Ma al peggio non c’è fine: oltre all’obbligo imposto dal padre, Asha, il cane di Giorgio, viene ritrovata morta in seguito a un inspiegabile avvelenamento da metaldeide, un pesticida inodore e altamente venefico. Inizia a circolare la voce che il colpevole sia Arcangelo Gori, presenza ancor più fantasmatica ed evanescente dopo la morte del figlio. Un mistero che porterà il giovane Corsi ad addentrarsi ancor più nelle Caldare, l’affascinante e proibito “giardino dell’Eden” che il padre gli ha severamente vietato…

L’epoca dei forse è definitivamente giunta al capolinea: se mostrare il proprio dubbio in prima elementare gli conferiva una parvenza adulta, giunto nel “mondo dei grandi” Corsi scopre che crescere significa, spesso e volentieri, iniziare a ragionare per assunti categorici e compartimenti stagni. In poche parole, dividere il mondo in squadre e fazioni: o questo, o quello; o noi, o loro.

Come nel caso delle “baruffe” tra il trio di amici e i giostrai (appellati dispregiativamente “gli zingari”) che a più riprese li istigano con minacce e sberleffi. O come nel caso degli attriti tra il padre di Achille Spada, Semolino, e Sebastiano Corsi: un rivisitazione dell’eterna e cartoonesca contrapposizione tra “topi di campagna” e “topi di città“.

Il primo accusa il secondo di essersi “imborghesito“, abbandonando così le proprie origini, la propria terra e i propri amici (o presunti tali…). Il padre di Corsi, dal canto suo, rivendica fermamente la propria scelta, lanciando velenose frecciatine ai genitori dei compagni durante i discorsi a cuore aperto con il figlio.

Citando proprio le parole del giovane Corsi: “Mi tornò in mente il modo spietato in cui mio padre aveva chiamato i suoi amici. Vecchi chiodi arrugginiti. Gente che non si era mai mossa di casa per una vita intera. Gente che non aveva mai visto Venezia“.

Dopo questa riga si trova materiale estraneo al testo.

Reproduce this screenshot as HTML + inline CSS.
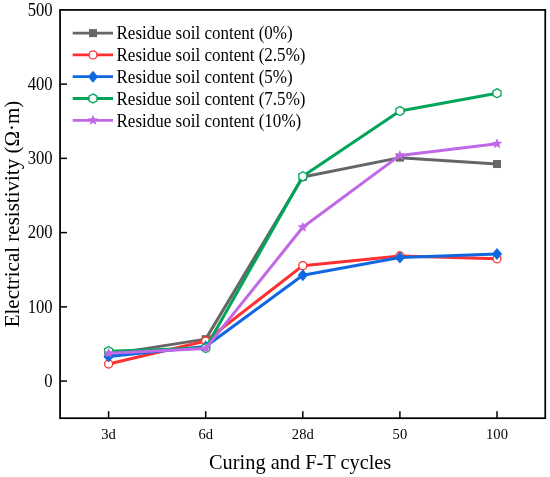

Alessio Torino ci trasporta con questo romanzo in un’estate calda, malinconica e avvelenata (non solo dal potente pesticida), in cui riemergono vecchi attriti e scheletri nell’armadio. Un’estate all’insegna dei lunghi pomeriggi assolati presso il Grand Hotel Tetano (il grande palazzo abbandonato dove i tre amici si ritrovano, schivando pericolosi ferri arrugginiti), infiniti giri in bicicletta, bagni nel fiume e sfide all’ultimo sangue su autoscontri e calcinculo, tra manovre al limite della legalità e prepotenti spinte per accaparrarsi la tanto agognata cordicella.

Un’estate in cui, tra sfrenate scorribande e scontri, fioriscono anche i primi amori adolescenziali, fatti di mani che si sfiorano fugacemente e cocenti delusioni. Un idillio a cui però fa da sfondo il lamento di un padre che ha perso il figlio, trasfigurato dal dolore e per questo motivo emarginato. Se i figli sono un pezzo di cuore, perderne uno equivale a morire, abbandonando per sempre parti di sé.

Un romanzo di formazione in cui Torino, passando da una scrittura grave e posata a uno stile libero e scanzonato, ci racconta cosa vuol dire crescere, tra labili amori e antichi (e a volte insuperabili) dolori.